Stephen Kaminski (born Fryderyk Roeder, 1859 – September 19, 1911) was the bishop of an independent Christian diocese known as the Polish Independent Catholic Church of America. He is considered to have been an episcopus vagans. (Note: According to Henry R. T. Brandreth, in Episcopi Vagantes and the Anglican Church, a modern episcopus vagans is one "who has, or claims to have, received irregular or clandestine consecration; or, having been consecrated regularly and canonically, has been excommunicated by, or otherwise cut off from, the Church which consecrated him, and is not in communion with any historic metropolitical See. The main ground of objection against him is that, in spite of resounding claims to the contrary, his episcopal status is doubtful, and that, even if his orders are valid, the exercise of them is not legitimate. In many cases the church over which he claims to preside appears to exist, if it exists at all except on paper, for the sake of the bishop rather than the bishop for the sake of the Church.")

==Early life==
Stephen Kaminski, whose real name was Frydryk Roeder, was born in West Prussia. According to Wacław Kruszka in Historya Polska w Ameryce, Kaminski did not attend any college, but learned how to play the organ from a local organist. After leaving the army, he forged official documents for which he received a two-year prison term. Upon his release, he emigrated to the United States where he clung to various priests as an organist. He felt called to the religious life and joined the Franciscan order in Pulaski, Wisconsin, but was expelled and moved to Manitowoc, Wisconsin, where he swept a printery but was "driven out"; he then milked cows as a farmhand.
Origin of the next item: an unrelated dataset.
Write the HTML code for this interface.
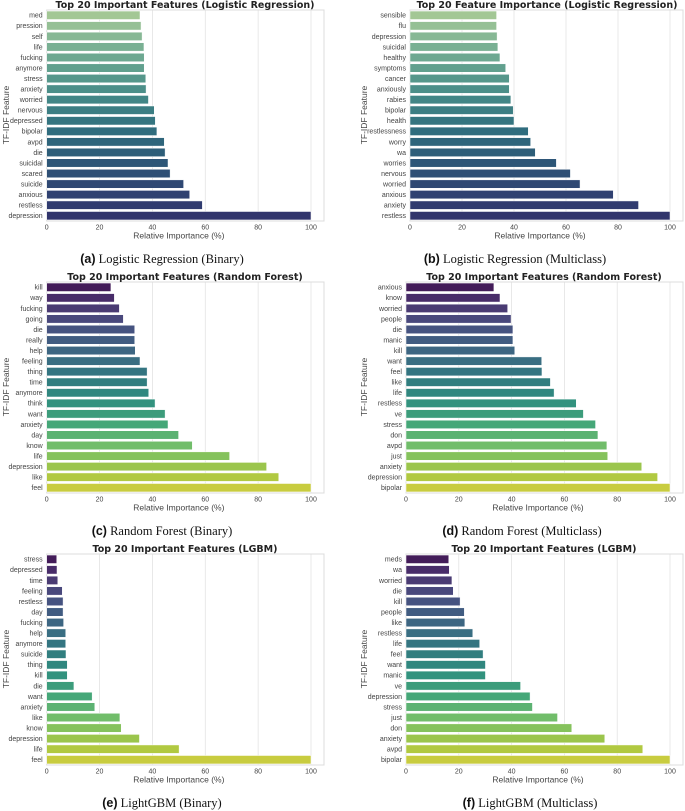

He worked in a nursing home in Manitowoc.

He was organist at Father Dominic Hippolytus Kolasinski's independent Sweetest Heart of Mary Church in Detroit, Michigan (which Vilatte consecrated in 1893) but later quarreled with Kolasinski and wrote against him in newspapers.

As a result, he joined Archbishop Joseph René Vilatte's Old Catholic group.

==Priest==
Vilatte ordained Kaminski a priest in Cleveland on 24 August 1894.
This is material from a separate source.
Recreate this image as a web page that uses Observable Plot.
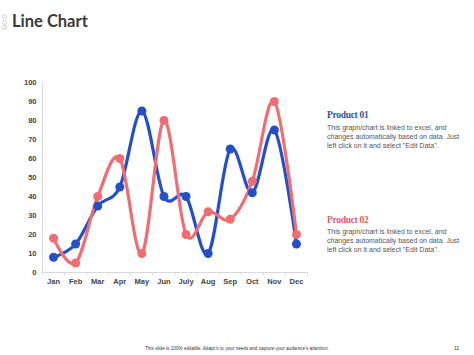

In the same year, at a congress of representatives of the national parish was elected bishop of Polish Independent Catholic Church also known as Polish Catholic Church in North America.

When Vilatte visited Cleveland, Ohio, to dedicate Fr. Anton Francis Kolaszewski's original Immaculate Heart of Mary Church building and cemetery on August 18, 1894, he ordained Kaminski. The dedication ceremonies were marred by a riot, caused by protesters in the streets, that included a stabbing and shooting.

After ordination, Kaminski took up pastoral activity in independent Polish-American parishes.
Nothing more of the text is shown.